Column: Ex-Detroit Mayor Saw Friends, Supporters and Aides as Potential ATMs

Kwame Kilpatrick/deadline detroit
By Allan Lengel
Deadline Detroit

DETROIT — Back in 1989 when I was reporter for The Detroit News I covered a federal trial involving Detroit 36th District Court Judge Leon Jenkins, who was accused of taking bribes to fix traffic tickets.

The FBI had him on video taking cash bribes from Sam Dickow, who owned a party store behind the Fox Theater. Dickow was cooperating with feds and let them install cameras in his store.

Miraculously, Jenkins got off. I was shocked. So were the FBI agents and prosecutors. It seems as if the jury felt he was entrapped.

During his trial, Jenkins, an amiable guy, was bumping into a very attractive secretary who worked in the courthouse. A romance blossomed and before you know it he was sending out wedding invites that included this: “Cash Gifts Appreciated.” At the time, I thought: How tacky. Is there no shame for a guy accused of bribery?

Fast-forward to the same courthouse 24 years later.
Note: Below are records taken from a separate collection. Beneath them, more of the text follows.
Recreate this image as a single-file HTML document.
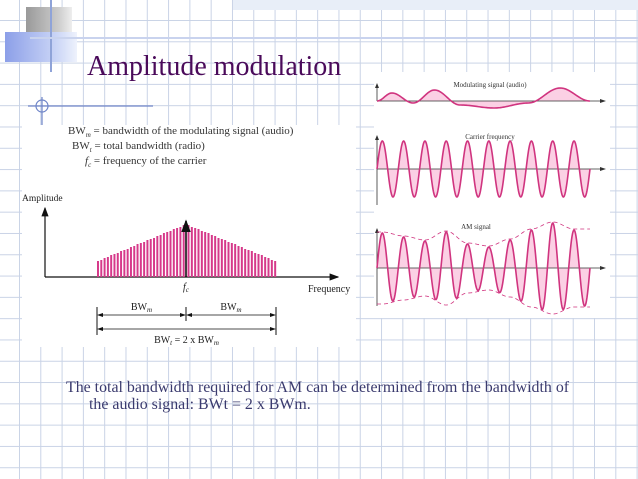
<!DOCTYPE html>
<html><head><meta charset="utf-8"><style>
html,body{margin:0;padding:0;}
body{width:638px;height:479px;position:relative;overflow:hidden;background-color:#fff;
background-image:linear-gradient(to right,#c9d3e6 1px,transparent 1px),linear-gradient(to bottom,#c9d3e6 1px,transparent 1px);
background-size:21.3px 21.3px;background-position:19px 20px;font-family:"Liberation Serif",serif;}
.abs{position:absolute;}
</style></head><body>
<div class="abs" style="left:233px;top:0;width:405px;height:10px;background:#e8eef8;"></div>
<div class="abs" style="left:26px;top:7px;width:46px;height:30px;background:linear-gradient(to right,#999,#ccc 70%,#eee);"></div>
<div class="abs" style="left:5px;top:32px;width:72px;height:30px;background:linear-gradient(to right,#8c9fe8,#c9d4f6 70%,#eef2fc);"></div>
<div class="abs" style="left:50px;top:0;width:2px;height:72px;background:#8fa3d8;"></div>
<div class="abs" style="left:30px;top:37px;width:608px;height:2px;background:#c9d3ee;"></div>
<div class="abs" style="left:87px;top:51px;font-size:28px;color:#4a0a5a;white-space:nowrap;">Amplitude modulation</div>
<svg class="abs" style="left:0;top:0" width="638" height="479">
<circle cx="42" cy="106" r="6" fill="none" stroke="#6f85c8" stroke-width="1.2"/>
<line x1="28" y1="106" x2="153" y2="106" stroke="#6f85c8" stroke-width="1.2"/>
<line x1="42" y1="97" x2="42" y2="128" stroke="#6f85c8" stroke-width="1.2"/>
</svg>
<div class="abs" style="left:22px;top:125px;width:334px;height:222px;background:#fff;"></div>
<div class="abs" style="left:374px;top:72px;width:236px;height:246px;background:#fff;"></div>
<div class="abs" style="left:68px;top:125px;font-size:11px;color:#333;white-space:nowrap;">BW<sub style="font-size:7px;font-style:italic">m</sub> = bandwidth of the modulating signal (audio)</div>
<div class="abs" style="left:72px;top:140px;font-size:11px;color:#333;white-space:nowrap;">BW<sub style="font-size:7px;font-style:italic">t</sub> = total bandwidth (radio)</div>
<div class="abs" style="left:85px;top:155px;font-size:11px;color:#333;white-space:nowrap;"><i>f</i><sub style="font-size:7px;font-style:italic">c</sub> = frequency of the carrier</div>
<svg class="abs" style="left:0;top:0" width="638" height="479" id="spec">
<defs><marker id="ah" markerWidth="8" markerHeight="6" refX="7" refY="3" orient="auto"><path d="M0,0L8,3L0,6z" fill="#111"/></marker></defs>
<text x="22" y="201" font-size="9.5" fill="#222" font-family="Liberation Serif,serif">Amplitude</text>
<text x="308" y="292" font-size="10" fill="#222" font-family="Liberation Serif,serif">Frequency</text>
<text x="183" y="290" font-size="10" font-style="italic" fill="#222" font-family="Liberation Serif,serif">f<tspan font-size="7" dy="2">c</tspan></text>
</svg>
<svg class="abs" style="left:0;top:0" width="638" height="479" id="waves">
<text x="490" y="87" font-size="7" text-anchor="middle" fill="#333" font-family="Liberation Serif,serif">Modulating signal (audio)</text>
<text x="490" y="139" font-size="7" text-anchor="middle" fill="#333" font-family="Liberation Serif,serif">Carrier frequency</text>
<text x="476" y="229" font-size="7" text-anchor="middle" fill="#333" font-family="Liberation Serif,serif">AM signal</text>
</svg>
<div class="abs" style="left:66px;top:379px;font-size:15.9px;color:#3a3a6e;line-height:17px;white-space:nowrap;">The total bandwidth required for AM can be determined from the bandwidth of<br><span style="padding-left:23px">the audio signal: BWt = 2 x BWm.</span></div>
<script>
const lowerSideband=[16,17,19,20,22,23,24,26,27,28,30,31,33,34,35,37,38,39,41,42,44,45,46,48,49,50,52];
const upperSideband=[52,50,49,48,46,45,44,42,41,39,38,37,35,34,33,31,30,28,27,26,24,23,22,20,19,17,16];
const carrierAmp=[56];
const modX=[0,0.07,0.17,0.27,0.39,0.55,0.71,0.86,1];
const modY=[0,8,-2,11,-4,-7,-2,13,0];
const carrierCycles=[10];
const amEnvelope=[35,31,27,36,24,21,28,38,45,38];
const NS='http://www.w3.org/2000/svg';
function mk(p,t,a){const e=document.createElementNS(NS,t);for(const k in a)e.setAttribute(k,a[k]);p.appendChild(e);return e;}
const sp=document.getElementById('spec');
const x0=45,y0=277,xl=97,xc=186,xr=276;
const ys=v=>y0-v;
const la=mk(sp,'line',{x1:x0,y1:y0,x2:x0,y2:208,stroke:'#111','stroke-width':1.2,'marker-end':'url(#ah)'});

const lb=mk(sp,'line',{x1:x0,y1:y0,x2:338,y2:y0,stroke:'#111','stroke-width':1.2,'marker-end':'url(#ah)'});

const dl=(xc-xl)/lowerSideband.length;
lowerSideband.forEach((v,i)=>{const x=xl+i*dl;const r=mk(sp,'rect',{x:x,y:ys(v),width:dl*0.6,height:v,fill:'#d6398a'});
});
const du=(xr-xc)/upperSideband.length;
upperSideband.forEach((v,i)=>{const x=xc+1.5+i*du;const r=mk(sp,'rect',{x:x,y:ys(v),width:du*0.6,height:v,fill:'#d6398a'});
});
const cl=mk(sp,'line',{x1:xc,y1:y0,x2:xc,y2:ys(carrierAmp[0]),stroke:'#111','stroke-width':1.6,'marker-end':'url(#ah)'});

[[xl,307,335],[xc,307,321],[xr,307,335]].forEach(t=>{const l=mk(sp,'line',{x1:t[0],y1:t[1],x2:t[0],y2:t[2],stroke:'#111','stroke-width':1});
});
function arrow(a,b,y,name){const l=mk(sp,'line',{x1:a+4,y1:y,x2:b-4,y2:y,stroke:'#111','stroke-width':0.8});

mk(sp,'path',{d:`M${a},${y}l6,-2v4z M${b},${y}l-6,-2v4z`,fill:'#111'});}
arrow(xl,xc,315,'bwm-left-arrow');arrow(xc,xr,315,'bwm-right-arrow');arrow(xl,xr,329,'bwt-arrow');
function lab(x,y,html,name){const t=mk(sp,'text',{x:x,y:y,'font-size':10,'text-anchor':'middle',fill:'#222','font-family':'Liberation Serif,serif'});t.innerHTML=html;
}
lab((xl+xc)/2,310,'BW<tspan font-size="7" font-style="italic" dy="2">m</tspan>','bwm-left-label');
lab((xc+xr)/2,310,'BW<tspan font-size="7" font-style="italic" dy="2">m</tspan>','bwm-right-label');
lab((xl+xr)/2,343,'BW<tspan font-size="7" font-style="italic" dy="2">t</tspan><tspan dy="-2"> = 2 x BW</tspan><tspan font-size="7" font-style="italic" dy="2">m</tspan>','bwt-label');
const w=document.getElementById('waves');
const wx0=377,wx1=590,wxe=603;
const pink='#d0347f',fillc='#fbd0e4';
function axes(yb,ytop,ybot,name){const a=mk(w,'line',{x1:wx0,y1:yb,x2:wxe,y2:yb,stroke:'#333','stroke-width':0.8});

mk(w,'path',{d:`M${wxe+3},${yb}l-6,-2v4z M${wx0},${ytop-2}l-2,5h4z`,fill:'#333'});
const b=mk(w,'line',{x1:wx0,y1:ytop,x2:wx0,y2:ybot,stroke:'#333','stroke-width':0.8});
}
function interp(xs,ys_,t){for(let i=0;i<xs.length-1;i++){if(t<=xs[i+1]){const u=(t-xs[i])/(xs[i+1]-xs[i]);const s=(1-Math.cos(Math.PI*u))/2;return ys_[i]+(ys_[i+1]-ys_[i])*s;}}return ys_[ys_.length-1];}
const mb=101;
let d='';for(let px=wx0;px<=wx1;px+=1){const t=(px-wx0)/(wx1-wx0);d+=(d?'L':'M')+px+','+(mb-interp(modX,modY,t)).toFixed(2);}
const mf=mk(w,'path',{d:d+`L${wx1},${mb}L${wx0},${mb}z`,fill:fillc});

axes(mb,85,101,'modulating');
const mp=mk(w,'path',{d:d,fill:'none',stroke:pink,'stroke-width':1.6});

const cb=169,ca=28,per=(wx1-wx0)/carrierCycles[0];
d='';for(let px=wx0;px<=wx1;px+=0.5){d+=(d?'L':'M')+px+','+(cb-ca*Math.sin(2*Math.PI*(px-wx0)/per)).toFixed(2);}
const cf=mk(w,'path',{d:d+`L${wx0},${cb}z`,fill:fillc});

axes(cb,137,205,'carrier');
const cp=mk(w,'path',{d:d,fill:'none',stroke:pink,'stroke-width':1.6});

const ab=268;
const ex=amEnvelope.map((v,i)=>(i+0.25)/amEnvelope.length);
const env=t=>interp([0].concat(ex,[1]),[amEnvelope[0]].concat(amEnvelope,[amEnvelope[amEnvelope.length-1]]),t);
d='';let up='',lo='';
for(let px=wx0;px<=wx1;px+=0.5){const t=(px-wx0)/(wx1-wx0);const e=env(t);d+=(d?'L':'M')+px+','+(ab-e*Math.sin(2*Math.PI*(px-wx0)/per)).toFixed(2);
up+=(up?'L':'M')+px+','+(ab-e-1).toFixed(2);lo+=(lo?'L':'M')+px+','+(ab+e+1).toFixed(2);}
const af=mk(w,'path',{d:d+`L${wx0},${ab}z`,fill:fillc});

axes(ab,230,306,'am');
const e1=mk(w,'path',{d:up,fill:'none',stroke:pink,'stroke-width':0.8,'stroke-dasharray':'4,3'});

const e2=mk(w,'path',{d:lo,fill:'none',stroke:pink,'stroke-width':0.8,'stroke-dasharray':'4,3'});

const ap=mk(w,'path',{d:d,fill:'none',stroke:pink,'stroke-width':1.6});

</script>
</body></html>
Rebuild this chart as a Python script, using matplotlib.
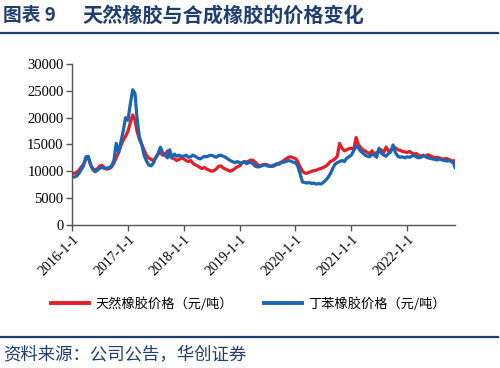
import matplotlib
matplotlib.use("Agg")
import matplotlib.pyplot as plt
from matplotlib.lines import Line2D
import pandas as pd

# ---- data (semi-monthly readings, yuan/ton) ----
natural_rubber = [
    # 2016
    9700, 9600, 9800, 10200, 10800, 11200, 12300, 12600, 11200, 10500, 10200, 10500,
    11000, 11100, 10600, 10400, 10500, 10800, 11500, 12500, 13500, 14800, 15800, 16500,
    # 2017
    17500, 19000, 20500, 19500, 17500, 16000, 15000, 14000, 13000, 12500, 12200, 12000,
    12500, 13200, 13500, 13000, 13000, 13800, 12800, 12500, 12300, 12000, 12200, 12500,
    # 2018
    12300, 12000, 11800, 12000, 11500, 11200, 11000, 10700, 10500, 10700, 10400, 10200,
    10000, 10100, 10400, 10900, 11000, 10600, 10400, 10200, 10000, 10200, 10500, 10800,
    # 2019
    11000, 11500, 11800, 11700, 11900, 12100, 12000, 11600, 11200, 11000, 11200, 11300,
    11200, 11000, 10900, 11000, 11300, 11500, 11700, 12000, 12300, 12600, 12700, 12500,
    # 2020
    12400, 11800, 10800, 10000, 9700, 9600, 9800, 10000, 10100, 10200, 10400, 10500,
    10700, 10900, 11300, 11800, 12000, 12300, 12800, 15200, 14300, 13800, 14000, 14200,
    # 2021
    14300, 14000, 16300, 15000, 14500, 14000, 13800, 13500, 13300, 13800, 13200, 13500,
    13800, 14000, 13500, 14500, 13800, 14000, 14200, 14400, 14000, 13900, 13700, 13600,
    # 2022
    13500, 13700, 13400, 13200, 13300, 13000, 12800, 13000, 12700, 13100, 12900, 12700,
    12500, 12600, 12500, 12300, 12300, 12400, 12200, 12000, 11900, 12000,
]
sbr_rubber = [
    # 2016
    9000, 8900, 9100, 9600, 10300, 11000, 12700, 12800, 11300, 10300, 9900, 10200,
    10600, 10700, 10500, 10600, 10700, 11000, 12000, 15200, 13500, 15500, 17500, 20000,
    # 2017
    19500, 22500, 25200, 24500, 20000, 16500, 15000, 13000, 12000, 11200, 11000, 11500,
    12500, 13200, 14500, 13500, 13000, 12500, 14000, 12500, 13200, 12800, 13000, 12800,
    # 2018
    12800, 13000, 12600, 12700, 13000, 12800, 12500, 12300, 12500, 12800, 12700, 12900,
    13000, 12800, 12600, 12900, 13000, 12800, 12600, 12300, 12000, 11800, 11600, 11800,
    # 2019
    11600, 11500, 11800, 11400, 11600, 11700, 11300, 10900, 10800, 10900, 11100, 11200,
    11000, 10900, 11000, 11200, 11400, 11300, 11600, 11700, 11800, 12000, 11900, 11700,
    # 2020
    11600, 11000, 9500, 8000, 7900, 7800, 7900, 7700, 7800, 7600, 7700, 7600,
    7900, 8300, 8800, 9500, 10500, 11300, 11600, 11800, 12000, 11800, 12400, 12700,
    # 2021
    13000, 13800, 14700, 14400, 13800, 13400, 13000, 12800, 12700, 13200, 13000, 12600,
    14300, 13400, 13000, 12800, 13300, 13600, 14900, 13500, 12800, 12600, 12700, 12500,
    # 2022
    12700, 12600, 12800, 13000, 12700, 12500, 12600, 12900, 12800, 12500, 12400, 12300,
    12200, 12100, 12300, 12100, 12000, 11900, 12000, 11800, 11500, 10700,
]
series_labels = ["天然橡胶价格（元/吨）", "丁苯橡胶价格（元/吨）"]
tick_years = [2016, 2017, 2018, 2019, 2020, 2021, 2022]
y_ticks = [0, 5000, 10000, 15000, 20000, 25000, 30000]

# dates: 1st and 16th of each month
dates = []
for y in range(2016, 2023):
    for m in range(1, 13):
        dates.append(pd.Timestamp(y, m, 1))
        dates.append(pd.Timestamp(y, m, 16))
dates = dates[:len(natural_rubber)]
dates[-1] = pd.Timestamp(2022, 11, 10)

RED = "#E41E26"
BLUE = "#1A66B4"
NAVY = "#1F3D6E"

plt.rcParams['font.family'] = ['Noto Sans CJK SC', 'DejaVu Sans']

fig = plt.figure(figsize=(5.0, 3.68), dpi=100)
ax = fig.add_axes([0.144, 0.389, 0.766, 0.437])

ax.plot(dates, natural_rubber, color=RED, lw=2.3, solid_joinstyle='round')
ax.plot(dates, sbr_rubber, color=BLUE, lw=2.3, solid_joinstyle='round')

ax.set_ylim(0, 30000)
ax.set_yticks(y_ticks)
ax.set_xlim(pd.Timestamp(2016, 1, 1), pd.Timestamp(2022, 11, 10))
xt = [pd.Timestamp(y, 1, 1) for y in tick_years]
ax.set_xticks(xt)
ax.set_xticklabels([f"{y}-1-1" for y in tick_years], rotation=45, ha='right',
                   rotation_mode='anchor', family='Liberation Serif', fontsize=10)
ax.set_yticklabels([str(v) for v in y_ticks], family='Liberation Serif', fontsize=10.5)

for s in ['top', 'right']:
    ax.spines[s].set_visible(False)
for s in ['left', 'bottom']:
    ax.spines[s].set_color('#555555')
    ax.spines[s].set_linewidth(1.0)
ax.tick_params(axis='both', direction='out', length=4, color='#555555', width=1.0, pad=2)

handles = [Line2D([], [], color=RED, lw=2.8), Line2D([], [], color=BLUE, lw=2.8)]
fig.legend(handles, series_labels, loc='center', bbox_to_anchor=(0.497, 0.174), ncol=2,
           frameon=False, fontsize=9.5, handlelength=2.9, columnspacing=2.3, handletextpad=0.5)

# title and rules
fig.text(0.006, 0.958, "图表 9", fontsize=13.5, fontweight='bold', color=NAVY, va='center', ha='left')
fig.text(0.165, 0.958, "天然橡胶与合成橡胶的价格变化", fontsize=14.5, fontweight='bold',
         color=NAVY, va='center', ha='left')
fig.add_artist(Line2D([0.0, 0.996], [1 - 33/368, 1 - 33/368], color=NAVY, lw=1.6,
                      transform=fig.transFigure))
fig.add_artist(Line2D([0.0, 0.996], [1 - 337/368, 1 - 337/368], color=NAVY, lw=1.6,
                      transform=fig.transFigure))
fig.text(0.006, 1 - 355/368, "资料来源：公司公告，华创证券", fontsize=12.5, color=NAVY,
         va='center', ha='left')

fig.savefig("out.png", dpi=100)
Kwame Kilpatrick, the ex-mayor of Detroit, is on trial for bribery and corruption and income tax evasion. In an attempt to explain the origin of the $500,000-plus in cash he deposited in bank accounts while mayor — and why his expenditures exceeded his city salary — his attorney Jim Thomas has suggested he got loads of cash gifts from generous friends and supporters who attended his birthday and wedding parties. The government claims the money simply came from bribes and kickbacks.

On Friday, Thomas, in an effort to try and save his client from going to prison for a long time, showed how shameless Kilpatrick could be.

He showed jurors a 1995 wedding invitation with a similar phrase to the one Leon Jenkins used: “Cash Gifts Preferred.” Kilpatrick wasn’t mayor yet, but that pattern of shameless solicitation carried over into his reign as the city’s top elected official.